Objective:
Return all lines from the listing below in which the string "that" occurs.

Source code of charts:

========================

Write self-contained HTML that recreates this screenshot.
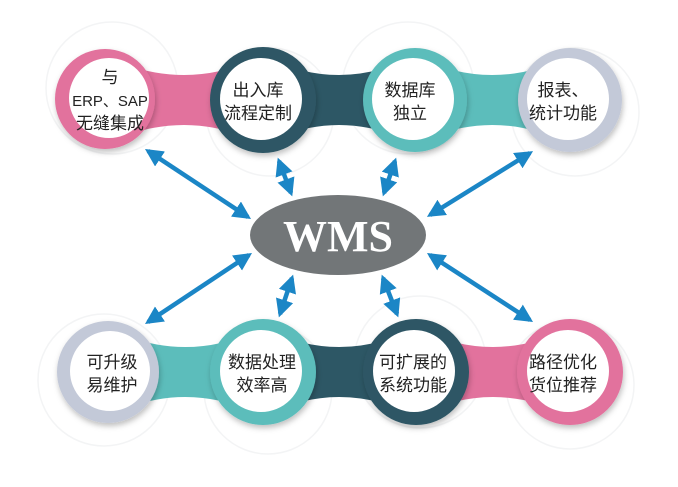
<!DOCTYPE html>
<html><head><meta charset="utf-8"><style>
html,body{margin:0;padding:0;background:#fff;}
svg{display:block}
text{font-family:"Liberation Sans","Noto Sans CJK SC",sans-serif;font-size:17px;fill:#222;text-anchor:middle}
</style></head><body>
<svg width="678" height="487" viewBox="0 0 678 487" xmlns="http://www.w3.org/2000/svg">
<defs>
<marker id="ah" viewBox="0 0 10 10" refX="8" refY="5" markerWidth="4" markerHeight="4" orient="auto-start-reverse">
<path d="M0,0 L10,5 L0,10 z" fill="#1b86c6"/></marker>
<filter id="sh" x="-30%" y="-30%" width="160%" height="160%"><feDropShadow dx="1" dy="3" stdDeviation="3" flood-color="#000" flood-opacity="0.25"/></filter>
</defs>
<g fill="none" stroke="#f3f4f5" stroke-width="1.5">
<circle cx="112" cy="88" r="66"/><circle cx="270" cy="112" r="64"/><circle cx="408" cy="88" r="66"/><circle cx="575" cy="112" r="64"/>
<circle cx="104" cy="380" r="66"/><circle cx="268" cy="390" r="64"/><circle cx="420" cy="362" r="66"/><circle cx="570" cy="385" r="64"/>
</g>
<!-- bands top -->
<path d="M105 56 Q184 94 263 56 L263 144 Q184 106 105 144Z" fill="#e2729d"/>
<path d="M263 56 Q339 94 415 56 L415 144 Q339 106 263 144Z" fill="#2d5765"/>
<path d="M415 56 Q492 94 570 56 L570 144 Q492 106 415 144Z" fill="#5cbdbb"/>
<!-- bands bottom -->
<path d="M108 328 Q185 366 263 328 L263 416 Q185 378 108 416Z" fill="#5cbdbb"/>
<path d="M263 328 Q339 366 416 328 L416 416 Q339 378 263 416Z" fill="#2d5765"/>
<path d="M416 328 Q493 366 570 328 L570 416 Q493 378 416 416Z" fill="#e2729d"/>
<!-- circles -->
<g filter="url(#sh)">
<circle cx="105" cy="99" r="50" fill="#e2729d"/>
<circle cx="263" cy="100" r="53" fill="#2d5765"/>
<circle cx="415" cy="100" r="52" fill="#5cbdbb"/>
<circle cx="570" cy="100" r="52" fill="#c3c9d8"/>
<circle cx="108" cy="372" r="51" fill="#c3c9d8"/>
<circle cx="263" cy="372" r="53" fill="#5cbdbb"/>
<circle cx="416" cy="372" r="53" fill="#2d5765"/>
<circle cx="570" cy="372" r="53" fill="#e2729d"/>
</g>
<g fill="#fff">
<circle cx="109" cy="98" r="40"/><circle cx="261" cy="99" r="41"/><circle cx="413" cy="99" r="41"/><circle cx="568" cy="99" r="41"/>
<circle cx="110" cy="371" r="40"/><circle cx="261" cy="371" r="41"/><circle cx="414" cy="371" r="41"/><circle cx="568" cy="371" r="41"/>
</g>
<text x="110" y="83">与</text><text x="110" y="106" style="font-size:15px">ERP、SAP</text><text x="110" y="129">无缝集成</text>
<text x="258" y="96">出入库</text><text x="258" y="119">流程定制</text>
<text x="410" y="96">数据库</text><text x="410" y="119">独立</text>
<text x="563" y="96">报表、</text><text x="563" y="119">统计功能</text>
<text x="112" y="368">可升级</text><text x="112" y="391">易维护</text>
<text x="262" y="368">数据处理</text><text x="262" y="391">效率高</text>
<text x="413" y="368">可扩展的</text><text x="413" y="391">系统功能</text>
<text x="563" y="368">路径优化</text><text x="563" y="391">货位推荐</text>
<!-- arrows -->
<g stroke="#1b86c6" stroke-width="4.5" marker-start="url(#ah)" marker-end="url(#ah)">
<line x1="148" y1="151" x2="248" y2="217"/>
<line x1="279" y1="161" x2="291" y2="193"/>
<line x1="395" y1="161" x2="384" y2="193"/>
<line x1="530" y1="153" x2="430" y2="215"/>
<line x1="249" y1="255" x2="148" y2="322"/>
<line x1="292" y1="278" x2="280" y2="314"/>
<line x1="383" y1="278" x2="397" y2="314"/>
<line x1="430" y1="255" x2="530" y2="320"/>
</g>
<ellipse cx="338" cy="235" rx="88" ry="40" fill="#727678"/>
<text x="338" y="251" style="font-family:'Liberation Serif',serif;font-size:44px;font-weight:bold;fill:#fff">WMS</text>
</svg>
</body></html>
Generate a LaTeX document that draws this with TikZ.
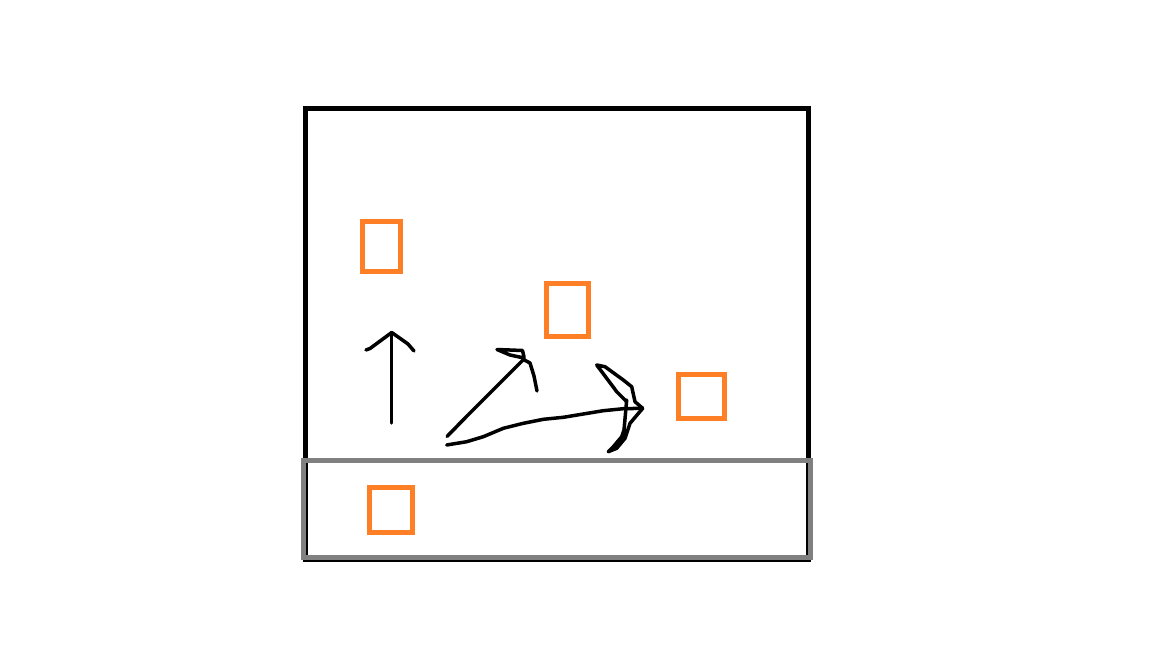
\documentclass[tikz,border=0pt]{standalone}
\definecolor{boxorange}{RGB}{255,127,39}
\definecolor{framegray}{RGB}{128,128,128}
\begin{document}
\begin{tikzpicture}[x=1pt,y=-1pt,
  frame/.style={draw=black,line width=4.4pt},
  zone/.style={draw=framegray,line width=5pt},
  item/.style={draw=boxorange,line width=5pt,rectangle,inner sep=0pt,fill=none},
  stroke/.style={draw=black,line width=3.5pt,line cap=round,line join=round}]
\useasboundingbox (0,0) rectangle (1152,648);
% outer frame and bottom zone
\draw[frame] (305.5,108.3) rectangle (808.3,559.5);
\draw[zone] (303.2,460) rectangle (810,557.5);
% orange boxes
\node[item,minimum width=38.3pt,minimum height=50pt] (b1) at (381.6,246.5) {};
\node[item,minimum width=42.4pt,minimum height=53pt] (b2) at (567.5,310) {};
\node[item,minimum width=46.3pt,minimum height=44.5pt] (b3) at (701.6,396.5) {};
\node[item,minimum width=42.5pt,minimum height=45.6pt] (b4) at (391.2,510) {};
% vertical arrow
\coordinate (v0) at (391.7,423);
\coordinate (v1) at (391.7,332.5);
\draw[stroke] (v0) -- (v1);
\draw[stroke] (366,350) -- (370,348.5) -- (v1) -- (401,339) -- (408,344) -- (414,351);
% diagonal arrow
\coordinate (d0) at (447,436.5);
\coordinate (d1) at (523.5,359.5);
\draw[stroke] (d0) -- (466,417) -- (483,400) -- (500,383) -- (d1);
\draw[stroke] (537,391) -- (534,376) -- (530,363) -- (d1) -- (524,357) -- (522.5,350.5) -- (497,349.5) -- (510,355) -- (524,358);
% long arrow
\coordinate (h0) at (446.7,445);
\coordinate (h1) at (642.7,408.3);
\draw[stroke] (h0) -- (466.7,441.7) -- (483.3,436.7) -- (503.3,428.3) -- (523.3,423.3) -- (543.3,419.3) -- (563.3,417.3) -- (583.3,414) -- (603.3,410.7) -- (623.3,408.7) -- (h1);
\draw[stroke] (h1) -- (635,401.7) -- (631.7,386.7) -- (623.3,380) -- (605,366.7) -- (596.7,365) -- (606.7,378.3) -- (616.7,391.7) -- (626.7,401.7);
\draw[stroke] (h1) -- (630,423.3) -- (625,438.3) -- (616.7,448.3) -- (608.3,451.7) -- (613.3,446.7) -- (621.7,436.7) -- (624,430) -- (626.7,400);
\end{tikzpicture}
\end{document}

========================

Answer for this exercise:
Write self-contained HTML that recreates this screenshot.
Generate a LaTeX document that draws this with TikZ.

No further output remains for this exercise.